Ms. Orrock said the across-the-board cuts ordered by the governor are being implemented without regard to which agencies are run completely on state dollars and which receive most of their money from the federal government.
She said some programs are being given short shrift on departmental priority lists despite the long-term consequences of failing to fund them.
"When we see more babies born with severe health issues that are going to be costing us for years, why are we discontinuing the prenatal care program?" she asked, referring to proposed cuts in the Human Resources Department.
WHILE CRITICS MIGHT fault the priorities set by agency heads, defenders of the budget approach say prioritizing is part of an overdue grafting of long-held business principles onto government.
In fact, Mr. Perdue looked to the private sector for some of his top aides, charging them with running the state in the same way as a business. Former bankers Jim Lientz and Tommy Hills are the government's chief operating officer and chief financial officer, respectively.
But Ms.

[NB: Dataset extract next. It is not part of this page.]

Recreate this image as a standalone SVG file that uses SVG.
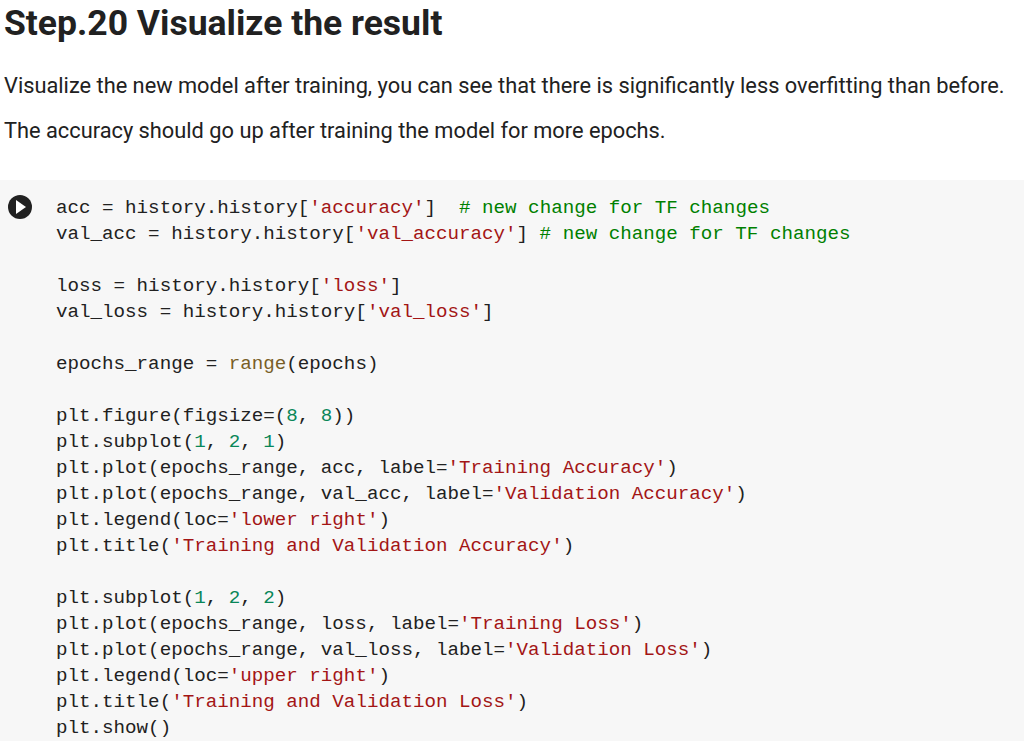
<svg xmlns="http://www.w3.org/2000/svg" width="1024" height="741" viewBox="0 0 1024 741">
<style>
.t{font-family:Roboto,"Liberation Sans",sans-serif;fill:#212121}
.c{font-family:"Liberation Mono",monospace;font-size:19.2px;fill:#212121;white-space:pre}
.s{fill:#a31515}.g{fill:#008000}.n{fill:#098658}.f{fill:#795e26}
</style>
<rect width="1024" height="741" fill="#fff"/>
<text class="t" x="4" y="35" font-size="35.5" font-weight="bold">Step.20 Visualize the result</text>
<text class="t" x="4" y="93" font-size="21.8">Visualize the new model after training, you can see that there is significantly less overfitting than before.</text>
<text class="t" x="4" y="138" font-size="21.8">The accuracy should go up after training the model for more epochs.</text>
<rect x="0" y="180" width="1024" height="561" fill="#f7f7f7"/>
<g id="run"><circle cx="20" cy="207" r="12" fill="#212121"/><path d="M16 200 L26 207 L16 214 Z" fill="#fff"/></g>
<g id="code" xml:space="preserve">
<text class="c" x="56" y="213">acc = history.history[<tspan class="s">'accuracy'</tspan>]  <tspan class="g"># new change for TF changes</tspan></text>
<text class="c" x="56" y="239">val_acc = history.history[<tspan class="s">'val_accuracy'</tspan>] <tspan class="g"># new change for TF changes</tspan></text>
<text class="c" x="56" y="291">loss = history.history[<tspan class="s">'loss'</tspan>]</text>
<text class="c" x="56" y="317">val_loss = history.history[<tspan class="s">'val_loss'</tspan>]</text>
<text class="c" x="56" y="369">epochs_range = <tspan class="f">range</tspan>(epochs)</text>
<text class="c" x="56" y="421">plt.figure(figsize=(<tspan class="n">8</tspan>, <tspan class="n">8</tspan>))</text>
<text class="c" x="56" y="447">plt.subplot(<tspan class="n">1</tspan>, <tspan class="n">2</tspan>, <tspan class="n">1</tspan>)</text>
<text class="c" x="56" y="473">plt.plot(epochs_range, acc, label=<tspan class="s">'Training Accuracy'</tspan>)</text>
<text class="c" x="56" y="499">plt.plot(epochs_range, val_acc, label=<tspan class="s">'Validation Accuracy'</tspan>)</text>
<text class="c" x="56" y="525">plt.legend(loc=<tspan class="s">'lower right'</tspan>)</text>
<text class="c" x="56" y="551">plt.title(<tspan class="s">'Training and Validation Accuracy'</tspan>)</text>
<text class="c" x="56" y="603">plt.subplot(<tspan class="n">1</tspan>, <tspan class="n">2</tspan>, <tspan class="n">2</tspan>)</text>
<text class="c" x="56" y="629">plt.plot(epochs_range, loss, label=<tspan class="s">'Training Loss'</tspan>)</text>
<text class="c" x="56" y="655">plt.plot(epochs_range, val_loss, label=<tspan class="s">'Validation Loss'</tspan>)</text>
<text class="c" x="56" y="681">plt.legend(loc=<tspan class="s">'upper right'</tspan>)</text>
<text class="c" x="56" y="707">plt.title(<tspan class="s">'Training and Validation Loss'</tspan>)</text>
<text class="c" x="56" y="733">plt.show()</text>
</g>
</svg>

Lowe said private-sector approaches don't work in government.
"The public sector is charged with a different job than the private sector, where profit is uppermost," she said. "The public sector does what others don't find profitable but is for the public good."
Mr. Lientz disagrees.
"Clearly, we're not trying to make a profit," he said of the government. "On the other hand, we're trying to deliver a quality service in the most efficient, effective manner within a balanced budget. It feels the same to me."